It's not incentives. The installation costs ("soft costs") are much lower in Australia than the US. Basically, installers in the US are spending a lot of money on advertising, profit margins, and red tape. In Australia, no money on ads, no money on red tape, and tiny profit margins. This has been documented for several years.
I wish we could get the same dynamic going in the US that is going in Australia, but I'm not sure what it'll take; the US market has been persistently overpriced relative to other markets for years.
i can answer that, but some in USA won't like it.
with consultation with csiro, (government scientists), australia framed their rebate similar to how USA has its wind
incentives based upon output, (not cost) australia has its upfront solar incentives based upon modelled output. so alignment of roof, sunny days per year, angle of roof etc affected the incentives. as in the usa, sunny locations tend to be conservative, so generally it tended more to be installed by those who vote right instead of left. (similar to wind energy being in texas etc.)
In Australia, the solar incentives were supported by both sides of government, it was really created under the LNP (Howard) and then scaled out under labor (Rudd).
LNP rebates were just for 'low' income earners, and it design seemed to approximate 1/2 the cost of a system in a southern capital, so a $16,000 system would cost $8,000. what happened was that less urban, lower cost, sunnier australia could get an total install for $9,000, so $9,000-8,000 = $1,000 system. i actually showed a system to a work colleague (she qualified) that was nil cost, it had a $1,500 deposit that would be refunded when they got their money from gov. she never could bring herself to do it, it seemed to good to be true, she felt she would lose the deposit, only once it was no longer available did decide it was a good idea. this breaks the skepticism.

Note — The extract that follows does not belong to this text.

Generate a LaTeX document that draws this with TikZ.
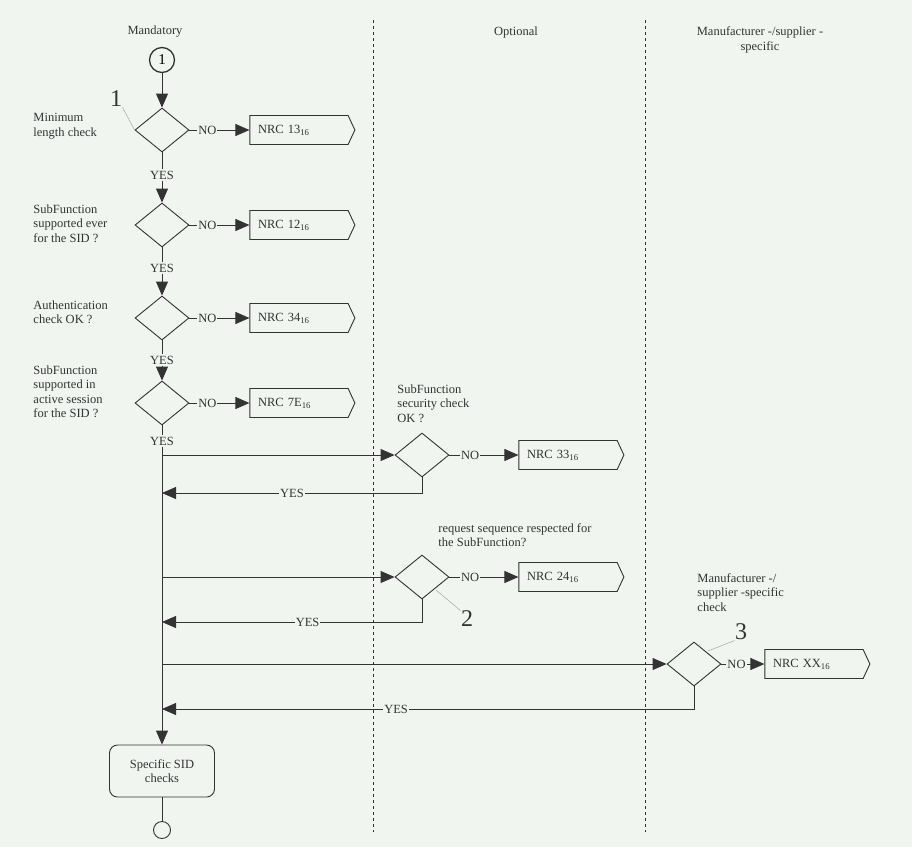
\documentclass[tikz,border=0pt]{standalone}
\usepackage{fontspec}
\setmainfont{Liberation Serif}
\usetikzlibrary{shapes.geometric,shapes.symbols,arrows.meta}
\definecolor{bg}{HTML}{F0F5F0}
\definecolor{ln}{HTML}{333333}
\begin{document}
\begin{tikzpicture}[x=1pt,y=-1pt,
  font=\fontsize{12.5}{14.5}\selectfont,
  line width=0.9pt,draw=ln,
  arr/.style={-{Triangle[length=14pt,width=12pt]}},
  dia/.style={diamond,draw=ln,line width=0.9pt,minimum width=54pt,minimum height=44pt,inner sep=0pt},
  nrc/.style={signal,signal to=east,signal pointer angle=130,draw=ln,line width=0.9pt,minimum width=105pt,minimum height=29pt,inner sep=0pt,text width=82pt,align=left,text=ln},
  lbl/.style={align=left,anchor=north west,inner sep=0pt,text=ln},
  lab/.style={fill=bg,inner sep=1pt,text=ln},
  call/.style={font=\fontsize{24}{24}\selectfont,text=ln,inner sep=0pt},
  lead/.style={draw=gray!70,line width=0.5pt}]
\fill[bg] (0,0) rectangle (912,847);
\useasboundingbox (0,0) rectangle (912,847);
% headers
\node[text=ln] (h1) at (155,32) {Mandatory};
\node[text=ln] (h2) at (516,32) {Optional};
\node[text=ln,align=center] (h3) at (760,40) {Manufacturer -/supplier -\\specific};
\draw[ln,dashed,line width=0.6pt] (373,20) -- (373,832);
\draw[ln,dashed,line width=0.6pt] (645,20) -- (645,832);
% start
\node[circle,draw=ln,line width=1.3pt,minimum size=25pt,inner sep=0pt,font=\fontsize{15}{15}\selectfont] (s) at (162,60) {1};
\node[dia] (d1) at (162,130) {};
\node[dia] (d2) at (162,225) {};
\node[dia] (d3) at (162,318) {};
\node[dia] (d4) at (162,403) {};
\node[lab] (y1) at (162,175) {YES};
\node[lab] (y2) at (162,268) {YES};
\node[lab] (y3) at (162,360) {YES};
\node[lab] (y4) at (162,441) {YES};
\draw[ln,arr] (s) -- (d1);
\draw[ln] (d1) -- (y1); \draw[ln,arr] (y1) -- (d2);
\draw[ln] (d2) -- (y2); \draw[ln,arr] (y2) -- (d3);
\draw[ln] (d3) -- (y3); \draw[ln,arr] (y3) -- (d4);
\draw[ln] (d4) -- (y4);
\node[lbl] (l1) at (33,113) {Minimum\\length check};
\node[lbl] (l2) at (33,204) {SubFunction\\supported ever\\for the SID ?};
\node[lbl] (l3) at (33,300) {Authentication\\check OK ?};
\node[lbl] (l4) at (33,365) {SubFunction\\supported in\\active session\\for the SID ?};
\node[nrc] (n1) at (299,130) {NRC 13\textsubscript{16}};
\node[nrc] (n2) at (299,225) {NRC 12\textsubscript{16}};
\node[nrc] (n3) at (299,318) {NRC 34\textsubscript{16}};
\node[nrc] (n4) at (299,403) {NRC 7E\textsubscript{16}};
\foreach \d/\n in {d1/n1,d2/n2,d3/n3,d4/n4}
  \draw[ln,arr] (\d.east) -- node[lab,pos=0.3]{NO} (\n.west);
\node[call] (c1) at (116,99) {1};
\draw[lead] (c1.south east) -- (d1.west);
% main trunk
\coordinate (t5) at (162,455);
\coordinate (r5) at (162,493);
\coordinate (t6) at (162,577);
\coordinate (r6) at (162,622);
\coordinate (t7) at (162,664);
\coordinate (r7) at (162,709);
\node[draw=ln,line width=0.9pt,rounded corners=8pt,minimum width=105pt,minimum height=52pt,align=center,text=ln] (sp) at (162,771) {Specific SID\\checks};
\node[circle,draw=ln,line width=0.9pt,minimum size=17pt,inner sep=0pt] (e) at (162,830) {};
\draw[ln,arr] (y4) -- (sp);
\draw[ln] (sp) -- (e);
% optional 1
\node[dia] (d5) at (422,455) {};
\node[nrc] (n5) at (568,455) {NRC 33\textsubscript{16}};
\draw[ln,arr] (t5) -- (d5);
\draw[ln,arr] (d5.east) -- node[lab,pos=0.3]{NO} (n5.west);
\draw[ln,arr] (d5.south) |- node[lab,pos=0.75]{YES} (r5);
\node[lbl] (l5) at (397,384) {SubFunction\\security check\\OK ?};
% optional 2
\node[dia] (d6) at (422,577) {};
\node[nrc] (n6) at (568,577) {NRC 24\textsubscript{16}};
\draw[ln,arr] (t6) -- (d6);
\draw[ln,arr] (d6.east) -- node[lab,pos=0.3]{NO} (n6.west);
\draw[ln,arr] (d6.south) |- node[lab,pos=0.72]{YES} (r6);
\node[lbl] (l6) at (438,523) {request sequence respected for\\the SubFunction?};
\node[call] (c2) at (467,619) {2};
\draw[lead] (c2.north west) -- (436,590);
% manufacturer
\node[dia] (d7) at (694,664) {};
\node[nrc] (n7) at (814,664) {NRC XX\textsubscript{16}};
\draw[ln,arr] (t7) -- (d7);
\draw[ln,arr] (d7.east) -- node[lab,pos=0.35]{NO} (n7.west);
\draw[ln,arr] (d7.south) |- node[lab,pos=0.78]{YES} (r7);
\node[lbl] (l7) at (697,573) {Manufacturer -/\\supplier -specific\\check};
\node[call] (c3) at (741,632) {3};
\draw[lead] (c3.south west) -- (708,651);
\end{tikzpicture}
\end{document}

Labour expanded the availability of rebates for all, but reduced the amount per kWh, now it could scale out.
but the die is set, s
ay a customer is comparing 2 similar systems, differing providers, one cost $16,000 - $8,000 = $8,000 and the other costs $12,000 - $8,000 = $4,000. the cheaper option wins.
and so, because the incentive is equalized on output, the
cheapest option is leveraged far more. contrast with usa, the gov incentives is based upon cost, not output, so the most expensive option is leverages more. opposite effect to australia, and the usa incentive breeds political polarization.
summary, Australian government incentives were based upon output, not cost, output really leverages the cheapest, USA government incentives were based upon cost, which promotes the most expensive options, and discourages the cheapest.
as long as usa fed government bases their incentive upon cost and not output, persistent overpricing is rewarded, not discouraged.